What Is Impedance Matching for Speakers and Amplifiers?

Impedance is one of those terms that appears on every speaker specification sheet but rarely receives a clear explanation. Understanding what impedance means — and what it does not mean — is essential to making reliable amplifier-speaker matching decisions.

Impedance is the opposition a speaker presents to the flow of electrical current from the amplifier. It is measured in ohms. Unlike a simple resistor, a speaker's impedance changes with frequency because it consists of both resistive and reactive components. The voice coil has DC resistance, the speaker cone has mechanical compliance and mass, and the crossover network adds capacitors and inductors. All of these interact to produce an impedance curve that varies across the audio frequency range.

The nominal impedance rating on a speaker — 4 ohm, 6 ohm, or 8 ohm — is a simplified summary of a complex curve. A speaker nominally rated at 8 ohms might measure 20 ohms at its bass resonance peak and 3.5 ohms at a point in the midrange. The amplifier sees all of these values as the music plays. What matters is not the nominal rating alone but the minimum impedance, the frequency at which it occurs, and the phase angle at that frequency.

Phase angle represents the reactive component of impedance. A speaker with a capacitive crossover network creates a situation where the current and voltage are out of phase with each other. The amplifier must supply both real power (which does work moving the cone) and reactive power (which is stored and returned by the reactive components). High phase angles at low impedance create a demanding load that stresses amplifiers regardless of their power rating.

The EPDR — equivalent peak dissipation resistance — is a more accurate single-number summary of speaker load difficulty than nominal impedance alone. It accounts for the combination of impedance magnitude and phase angle. A speaker with a minimum EPDR below 2 ohms is genuinely demanding and should only be paired with amplifiers explicitly rated for such loads.

From the amplifier's perspective, the speaker load determines how much current it must supply for a given output voltage. Voltage and current are the two components of power. A given listening level at the listening seat requires a fixed amount of acoustic power from the speaker. To produce that acoustic power, the speaker needs electrical power from the amplifier. Lower impedance means more current demand for the same voltage and the same power output.

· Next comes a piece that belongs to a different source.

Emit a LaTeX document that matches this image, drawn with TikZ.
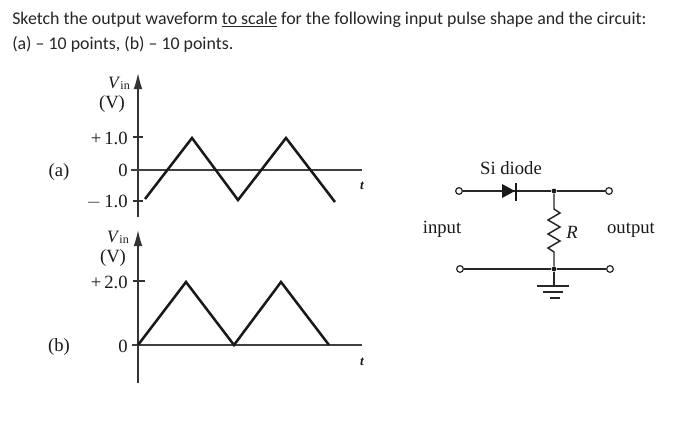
\documentclass[tikz,border=0pt]{standalone}
\usepackage{fontspec}
\setmainfont{Liberation Serif}
\newfontfamily\titlefont{Carlito}
\usetikzlibrary{arrows.meta}
\tikzset{
  x=0.75pt,y=-0.75pt,
  titletext/.style={font=\titlefont\fontsize{13.4}{15}\selectfont,text=black!85,anchor=base west,inner sep=0},
  figlabel/.style={font=\fontsize{14}{16}\selectfont,text=black!90,inner sep=0},
  axisline/.style={draw=black!80,line width=1pt},
  hline/.style={draw=black!75,line width=1pt},
  wave/.style={draw=black!90,line width=1.9pt,line join=miter},
  wire/.style={draw=black!85,line width=1.1pt},
  terminal/.style={circle,draw=black!85,fill=white,line width=0.9pt,minimum size=5pt,inner sep=0},
  junction/.style={circle,fill=black!90,minimum size=3.6pt,inner sep=0},
  vlabel/.style={anchor=base,font=\fontsize{13}{14}\selectfont,text=black!90,inner sep=0},
}
\begin{document}
\begin{tikzpicture}
\useasboundingbox (0,0) rectangle (700,436);
\fill[white] (0,0) rectangle (700,436);
% heading
\node[titletext] (h1) at (12,24) {Sketch the output waveform \underline{to scale} for the following input pulse shape and the circuit:};
\node[titletext] (h2) at (12,49) {(a) – 10 points, (b) – 10 points.};
% panel (a)
\coordinate (aTop) at (138,73); \coordinate (aBot) at (138,217);
\coordinate (aL) at (131,170); \coordinate (aR) at (362,170);
\draw[axisline,-{Latex[length=12pt,width=6.5pt]}] (aBot) -- (aTop);
\draw[hline] (aL) -- (aR);
\coordinate (ap1) at (133,137); \coordinate (ap2) at (143,137);
\coordinate (am1) at (133,201); \coordinate (am2) at (143,201);
\draw[axisline] (ap1) -- (ap2); \draw[axisline] (am1) -- (am2);
\draw[wave] (145,199) -- (192,138) -- (238,200) -- (286,138) -- (335,202);
\node[vlabel] (aV) at (119,88) {\textit{V}\raisebox{-1pt}{\fontsize{9}{10}\selectfont in}};
\node[figlabel,anchor=base] (aU) at (112,108) {(V)};
\node[figlabel,anchor=east] (aP) at (128,138) {+\,1.0};
\node[figlabel,anchor=east] (aZ) at (128,170) {0};
\node[figlabel,anchor=east] (aM) at (128,202) {$-$\,1.0};
\node[figlabel] (aTag) at (59,172) {(a)};
\node[figlabel,font=\fontsize{10}{11}\selectfont\itshape\bfseries] (aT) at (362,186) {t};
% panel (b)
\coordinate (bTop) at (138,230); \coordinate (bBot) at (138,383);
\coordinate (bL) at (132,345); \coordinate (bR) at (362,345);
\draw[axisline,-{Latex[length=12pt,width=6.5pt]}] (bBot) -- (bTop);
\draw[hline] (bL) -- (bR);
\coordinate (bp1) at (133,281); \coordinate (bp2) at (145,281);
\draw[axisline] (bp1) -- (bp2);
\draw[wave] (138,345) -- (186,282) -- (234,345) -- (281,282) -- (329,345);
\node[vlabel] (bV) at (118,242) {\textit{V}\raisebox{-1pt}{\fontsize{9}{10}\selectfont in}};
\node[figlabel,anchor=base] (bU) at (113,262) {(V)};
\node[figlabel,anchor=east] (bP) at (128,282) {+\,2.0};
\node[figlabel,anchor=east] (bZ) at (128,346) {0};
\node[figlabel] (bTag) at (59,347) {(b)};
\node[figlabel,font=\fontsize{10}{11}\selectfont\itshape\bfseries] (bT) at (362,362) {t};
% circuit
\node[terminal] (in1) at (459,191) {};
\node[terminal] (out1) at (609,191) {};
\node[terminal] (in2) at (460,269) {};
\node[terminal] (out2) at (610,269) {};
\node[junction] (j1) at (554,191) {};
\node[junction] (j2) at (554,269) {};
\coordinate (gnd) at (554,286);
\draw[wire] (in1) -- (j1) -- (out1);
\draw[wire] (in2) -- (j2) -- (out2);
\fill[black!90] (502,184) -- (515,191) -- (502,198) -- cycle;
\draw[black!90,line width=1.1pt] (516,183) -- (516,201);
\draw[wire] (j1) -- (554,209) -- (560,213) -- (548,220) -- (560,227) -- (548,234) -- (560,241) -- (548,248) -- (554,252) -- (j2);
\draw[wire] (j2) -- (gnd);
\draw[wire,line width=1.2pt] (537,286) -- (569,286);
\draw[wire,line width=1.2pt] (543,292) -- (563,292);
\draw[wire,line width=1.2pt] (550,298) -- (560,298);
\node[figlabel] (si) at (511,168) {Si diode};
\node[figlabel] (inl) at (442,229) {input};
\node[figlabel] (rl) at (572,232) {\textit{R}};
\node[figlabel] (outl) at (631,230) {output};
\end{tikzpicture}
\end{document}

Solid-state amplifiers are generally low output-impedance designs and are relatively tolerant of varying speaker loads. Their damping factor — the ratio of speaker impedance to amplifier output impedance — is typically high, which gives them good control over woofer cone motion. However, solid-state amplifiers that are not rated for 4-ohm loads may overheat or trigger protection circuits when driving low-impedance speakers at high levels.

Tube amplifiers present a different consideration. Most tube amplifiers have relatively high output impedance and require an output transformer to match the amplifier's natural impedance to the speaker's load. This means tube amplifiers are typically specified for particular load impedances — 4, 8, or 16 ohms. Using a tube amplifier with a speaker at a significantly different impedance than the specified tap changes the frequency response, damping, and tonal character of the combination.

The practical implication is that impedance matching requires checking the actual impedance curve of the speaker against the amplifier's rated stable load impedance, not simply comparing nominal ratings. A speaker nominally rated at 6 ohms with a minimum of 2.8 ohms at 100 Hz is a more challenging load than a speaker nominally rated at 4 ohms with a minimum of 3.6 ohms and low phase angles throughout.

When in doubt, a conservative approach pairs speakers with amplifiers rated for loads 2 ohms below the speaker's minimum impedance. This provides headroom for reactive loads, thermal conditions, and the inevitable moment when a dynamic musical passage demands peak current simultaneously from both channels. Matching on paper is the starting point; validating the match under real listening conditions is the confirmation.